Pero, ¿qué escenario existía en
aquel Puerto de Santa María del Cádiz de 1702?
Si viajásemos en el tiempo, y nos
encontrásemos en aquel lugar, probablemente observaríamos un terreno muy
distinto al de hoy, lógicamente. Jerez se halla al este, en su camino podemos
ver el cementerio de la ciudad, cerca del monasterio de Nuestra Señora de la Victoria,
o de San Francisco de Paula, a donde conducía la calle Larga que entraba en la
ciudad del Puerto de Santa María. Aquí confluyen la calle Cielo y hacia el
norte la calle Palacios, donde se hallaba la casa de los duques de Medinaceli,
que hoy es una gran bodega. También encontramos la plaza de la Pescadería,
junto al río Guadalete, y la plaza del Polvorista, que aún existen y son
generosas. La última tenía un cuartel militar donde vive el Capitán General,
marqués de Villadarias. Podemos ver las iglesias de San Francisco, Santo
Domingo, San Joaquín, y los monasterios de San Agustín, de los Descalzos de San
Diego y de los Hospitalarios de San Juan de Dios.

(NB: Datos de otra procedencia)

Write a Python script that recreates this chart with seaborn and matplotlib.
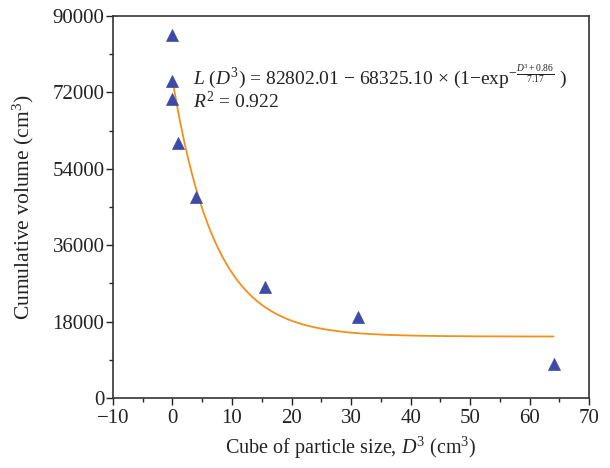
import numpy as np
import pandas as pd
import matplotlib
matplotlib.use("Agg")
import matplotlib.pyplot as plt
import seaborn as sns
from matplotlib.ticker import MultipleLocator

d3_values = [0.0, 0.0, 0.0, 1.0, 4.0, 15.6, 31.2, 64.0]
volume_values = [85500, 74700, 70400, 60100, 47400, 26200, 19100, 8000]

# Fitted model parameters (as printed on the chart)
fit_a = 82802.01
fit_b = 68325.10
fit_c = 0.86
fit_d = 7.17
fit_r2 = 0.922

x_ticks = [-10, 0, 10, 20, 30, 40, 50, 60, 70]
y_ticks = [0, 18000, 36000, 54000, 72000, 90000]

sns.set_style("ticks")
plt.rcParams['font.family'] = ['Liberation Serif', 'DejaVu Serif']
plt.rcParams['mathtext.fontset'] = 'custom'
plt.rcParams['mathtext.rm'] = 'Liberation Serif'
plt.rcParams['mathtext.it'] = 'Liberation Serif:italic'
plt.rcParams['mathtext.bf'] = 'Liberation Serif:bold'

fig = plt.figure(figsize=(6.1, 4.68), dpi=100)
ax = fig.add_axes([0.185, 0.1496, 0.781, 0.8164])

pts = pd.DataFrame({"D3": d3_values, "V": volume_values})
fit_x = np.linspace(0, max(d3_values), 300)
fit_y = fit_a - fit_b * (1 - np.exp(-(fit_x + fit_c) / fit_d))
fit = pd.DataFrame({"D3": fit_x, "V": fit_y})

sns.lineplot(data=fit, x="D3", y="V", ax=ax, color="#F39019", linewidth=1.3, zorder=2)
sns.scatterplot(data=pts, x="D3", y="V", ax=ax, marker="^", s=75, color="#3E4BA6",
                edgecolor="#3E4BA6", linewidth=0.5, zorder=3)

ax.set_xlim(-10, 70)
ax.set_ylim(0, 90000)
ax.set_xticks(x_ticks)
ax.set_yticks(y_ticks)
ax.xaxis.set_minor_locator(MultipleLocator(5))
ax.yaxis.set_minor_locator(MultipleLocator(9000))
ax.set_xticklabels(["\u221210" if t < 0 else str(t) for t in x_ticks])
ax.set_yticklabels([str(t) for t in y_ticks])
ax.tick_params(which='major', direction='out', length=5, width=1, labelsize=15,
               colors='#222222', top=False, right=False, pad=3)
ax.tick_params(axis='y', which='major', pad=1)
ax.tick_params(which='minor', direction='out', length=3, width=1, top=False, right=False)
for s in ax.spines.values():
    s.set_linewidth(1.2)
    s.set_color('#333333')

ax.set_xlabel("Cube of particle size, $D^3$ (cm$^3$)", fontsize=14.5, color='#222222',
              labelpad=5)
ax.set_ylabel("Cumulative volume (cm$^3$)", fontsize=15.5, color='#222222', labelpad=12)

eq_text = ("$L$ ($D^3$) = {:.2f} \u2212 {:.2f} \u00d7 (1\u2212exp"
           "$^{{-\\frac{{D^3+{:.2f}}}{{{:.2f}}}}}$ )").format(fit_a, fit_b, fit_c, fit_d)
ax.text(3.4, 74000, eq_text, fontsize=14, color='#222222', va='baseline', ha='left')
ax.text(3.4, 68300, "$R^2$ = {:.3f}".format(fit_r2), fontsize=14, color='#222222',
        va='baseline', ha='left')

fig.savefig("out.png", dpi=100)
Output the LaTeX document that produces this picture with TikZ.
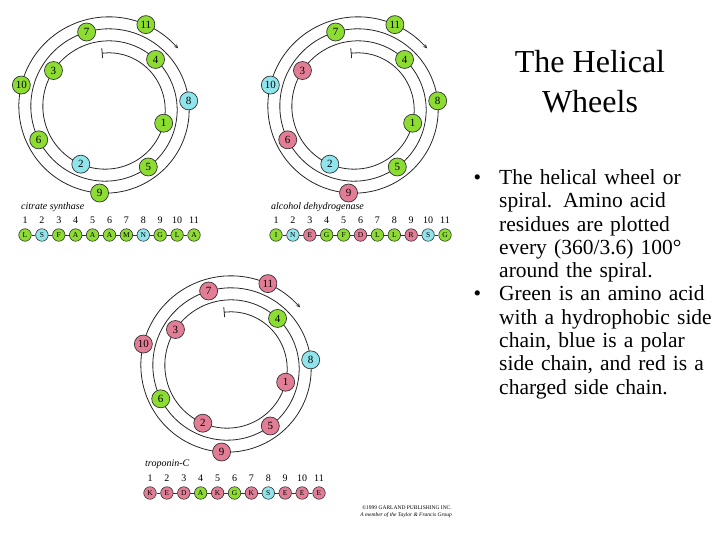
\documentclass[tikz,border=0pt]{standalone}
\usepackage{fontspec}
\setmainfont{Liberation Serif}
\definecolor{cG}{HTML}{8CDC32}
\definecolor{cB}{HTML}{90E4EC}
\definecolor{cR}{HTML}{E27D95}
\tikzset{
 res/.style={circle,draw=black!80,line width=0.7pt,minimum size=18pt,inner sep=0pt,font=\fontsize{11}{11}\selectfont},
 aa/.style={circle,draw=black!80,line width=0.6pt,minimum size=12.5pt,inner sep=0pt,font=\fontsize{7.5}{7.5}\selectfont},
 spiral/.style={line width=0.8pt,black!85},
 link/.style={line width=0.7pt,black!80},
 num/.style={font=\fontsize{10}{10}\selectfont,inner sep=0pt},
 seqname/.style={font=\fontsize{10}{10}\selectfont\itshape,anchor=west,inner sep=0pt},
}
\newcommand{\helwheel}[4]{%
 \draw[spiral,-stealth] plot[smooth,domain=0:1135,samples=150]
   ({#2+(55+12*\x/360)*cos(95-\x)},{#3+(55+12*\x/360)*sin(95-\x)});
 \draw[spiral] ({#2+50*cos(95)},{#3+50*sin(95)}) -- ({#2+60*cos(95)},{#3+60*sin(95)});
 \foreach \c [count=\k] in {#4} {
   \pgfmathsetmacro{\t}{110+100*(\k-1)}
   \node[res,fill=c\c] (#1r\k) at ({#2+(55+12*\t/360)*cos(95-\t)},{#3+(55+12*\t/360)*sin(95-\t)}) {\k};
 }}
\begin{document}
\begin{tikzpicture}[x=1pt,y=1pt]
\useasboundingbox (0,0) rectangle (720,-540);
\helwheel{w1}{107}{-108}{G,B,G,G,G,G,G,B,G,G,G}
\helwheel{w2}{356}{-108}{G,B,R,G,G,R,G,G,R,B,G}
\helwheel{w3}{229}{-367}{R,R,R,G,R,G,R,B,R,R,R}
\node[seqname] (s1name) at (21,-207) {citrate synthase};
\node[seqname] (s2name) at (271,-207) {alcohol dehydrogenase};
\node[seqname] (s3name) at (145,-464) {troponin-C};
\foreach \s/\x/\y/\seq in {s1/25/-220/{G/L,B/S,G/F,G/A,G/A,G/A,G/M,B/N,G/G,G/L,G/A},
  s2/276/-220/{G/I,B/N,R/E,G/G,G/F,R/D,G/L,G/L,R/R,B/S,G/G},
  s3/150/-478/{R/K,R/E,R/D,G/A,R/K,G/G,R/K,B/S,R/E,R/E,R/E}} {
  \foreach \c/\l [count=\k] in \seq {
   \node[num] (\s n\k) at ({\x+16.9*(\k-1)},\y) {\k};
   \node[aa,fill=c\c] (\s a\k) at ({\x+16.9*(\k-1)},\y-15) {\l};
  }
  \foreach \k [evaluate=\k as \j using int(\k+1)] in {1,...,10} {\draw[link] (\s a\k) -- (\s a\j);}
}
\node[font=\fontsize{5.5}{6.5}\selectfont,align=right,anchor=east,inner sep=0pt] (copy) at (452,-512)
 {\textcopyright1999 GARLAND PUBLISHING INC.\\ \itshape A member of the Taylor \& Francis Group};
\node[font=\fontsize{32}{40}\selectfont,align=center,inner sep=0pt] (title) at (590,-82) {The Helical\\Wheels};
\node[font=\fontsize{21.5}{23.3}\selectfont,anchor=north west,text width=244pt,inner sep=0pt] (body) at (471,-161)
 {\begin{list}{\textbullet}{\leftmargin=28pt\labelwidth=10pt\labelsep=18pt\itemsep=0pt\parsep=0pt\topsep=0pt\rightmargin=0pt}
 \raggedright
 \item The helical wheel or spiral. Amino acid residues are plotted every (360/3.6) 100° around the spiral.
 \item Green is an amino acid with a hydrophobic side chain, blue is a polar side chain, and red is a charged side chain.
 \end{list}};
\end{tikzpicture}
\end{document}
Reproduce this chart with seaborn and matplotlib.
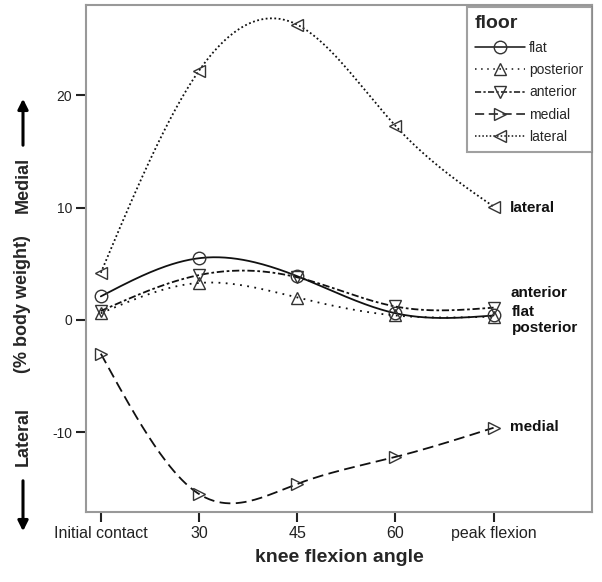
import numpy as np
import pandas as pd
import matplotlib
matplotlib.use('Agg')
import matplotlib.pyplot as plt
from matplotlib.lines import Line2D
import seaborn as sns

# Data
angles = ['Initial contact', '30', '45', '60', 'peak flexion']
floors = ['flat', 'posterior', 'anterior', 'medial', 'lateral']
flat = [2.1, 5.5, 3.9, 0.6, 0.4]
posterior = [0.6, 3.3, 2.0, 0.4, 0.3]
anterior = [0.8, 4.0, 3.8, 1.2, 1.1]
medial = [-3.0, -15.5, -14.6, -12.2, -9.6]
lateral = [4.2, 22.2, 26.3, 17.3, 10.1]

values = {'flat': flat, 'posterior': posterior, 'anterior': anterior,
          'medial': medial, 'lateral': lateral}
markers = {'flat': 'o', 'posterior': '^', 'anterior': 'v',
           'medial': '>', 'lateral': '<'}
styles = {'flat': '-', 'posterior': (0, (1, 3)), 'anterior': (0, (4, 1.5, 1.5, 1.5)),
          'medial': (0, (6, 3)), 'lateral': (0, (1, 1.4))}


def natural_spline(x, y, n=200):
    # natural cubic spline through the points
    x = np.asarray(x, float)
    y = np.asarray(y, float)
    k = len(x)
    h = np.diff(x)
    A = np.zeros((k, k))
    b = np.zeros(k)
    A[0, 0] = A[-1, -1] = 1
    for i in range(1, k - 1):
        A[i, i - 1] = h[i - 1]
        A[i, i] = 2 * (h[i - 1] + h[i])
        A[i, i + 1] = h[i]
        b[i] = 3 * ((y[i + 1] - y[i]) / h[i] - (y[i] - y[i - 1]) / h[i - 1])
    c = np.linalg.solve(A, b)
    xs = np.linspace(x[0], x[-1], n)
    idx = np.clip(np.searchsorted(x, xs) - 1, 0, k - 2)
    dx = xs - x[idx]
    bb = (y[idx + 1] - y[idx]) / h[idx] - h[idx] * (2 * c[idx] + c[idx + 1]) / 3
    d = (c[idx + 1] - c[idx]) / (3 * h[idx])
    ys = y[idx] + bb * dx + c[idx] * dx ** 2 + d * dx ** 3
    return xs, ys


sns.set_theme(style='white')
plt.rcParams['font.family'] = ['Liberation Sans', 'DejaVu Sans']
plt.rcParams['axes.unicode_minus'] = False

fig = plt.figure(figsize=(6.02, 5.82), dpi=100)
ax = fig.add_axes([0.143, 0.1203, 0.840, 0.8711])

xpos = np.arange(len(angles))
line_col = '#111111'
mk_col = '#333333'
for f in floors:
    xs, ys = natural_spline(xpos, values[f])
    sns.lineplot(x=xs, y=ys, ax=ax, color=line_col, linewidth=1.3,
                 linestyle=styles[f], sort=False)
    sns.lineplot(x=xpos, y=values[f], ax=ax, linestyle='none', marker=markers[f],
                 markersize=9, markerfacecolor='none', markeredgecolor=mk_col,
                 markeredgewidth=1.0, color=mk_col)

ax.set_xlim(-0.15, 5.0)
ax.set_ylim(-17.1, 28.05)
ax.set_xticks(xpos)
ax.set_xticklabels(angles)
ax.set_yticks([-10, 0, 10, 20])
ax.tick_params(axis='x', labelsize=11.5, colors='#222222', length=7, width=1.5,
               direction='out', bottom=True, pad=3)
ax.tick_params(axis='y', labelsize=10, colors='#222222', length=7, width=1.5,
               direction='out', left=True, pad=3)
for s in ax.spines.values():
    s.set_color('#999999')
    s.set_linewidth(1.5)

ax.set_xlabel('knee flexion angle', fontsize=14, fontweight='bold', labelpad=6)
ax.set_ylabel('')

# end labels on the right
end_labels = [('lateral', 4.17, 10.0), ('medial', 4.17, -9.5),
              ('anterior', 4.17, 2.4), ('flat', 4.19, 0.75), ('posterior', 4.19, -0.75)]
for txt, tx, ty in end_labels:
    ax.text(tx, ty, txt, fontsize=11, fontweight='bold', va='center', ha='left',
            color='#111111')

# y axis label with arrows
fig.text(23 / 602, 1 - 185 / 582, 'Medial', rotation=90, fontsize=13,
         fontweight='bold', ha='center', va='center')
fig.text(23 / 602, 1 - 304 / 582, '(% body weight)', rotation=90, fontsize=13,
         fontweight='bold', ha='center', va='center')
fig.text(23 / 602, 1 - 437 / 582, 'Lateral', rotation=90, fontsize=13,
         fontweight='bold', ha='center', va='center')
fig.patches.append(matplotlib.patches.FancyArrowPatch(
    (23 / 602, 1 - 148 / 582), (23 / 602, 1 - 96 / 582), transform=fig.transFigure,
    arrowstyle='-|>,head_length=6,head_width=3', color='black', linewidth=2.2))
fig.patches.append(matplotlib.patches.FancyArrowPatch(
    (23 / 602, 1 - 478 / 582), (23 / 602, 1 - 534 / 582), transform=fig.transFigure,
    arrowstyle='-|>,head_length=6,head_width=3', color='black', linewidth=2.2))

handles = [Line2D([], [], color=line_col, linestyle=styles[f], linewidth=1.1,
                  marker=markers[f], markersize=9, markerfacecolor='none',
                  markeredgecolor=mk_col) for f in floors]
leg = ax.legend(handles, floors, title='floor', loc='upper right',
                bbox_to_anchor=(1.0, 0.996), borderaxespad=0, fontsize=10,
                title_fontsize=14, handlelength=3.6, labelspacing=0.6,
                frameon=True, fancybox=False, alignment='left', handletextpad=0.3,
                borderpad=0.6)
leg.get_title().set_fontweight('bold')
leg.get_frame().set_edgecolor('#888888')
leg.get_frame().set_linewidth(1.5)

fig.savefig('out.png', dpi=100)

La Casa de la Caridad era servida
por los hermanos de San Juan de Dios, que después de 1675, se establecieron en
la capilla de San Andrés. En la ribera del Guadalete, había un hospicio para
hombres y mujeres en convalecencia, y allí mismo existía un pósito con
capacidad para 4000 fanegas de trigo en caso de carestía. La casa de las
misiones estaba situada junto al campo de Guía, al final de la ciudad, hacia el
oeste, que pertenecía a la orden de los jesuitas, donde se alojaban los
religiosos que embarcaban en los galeones hacia las Indias.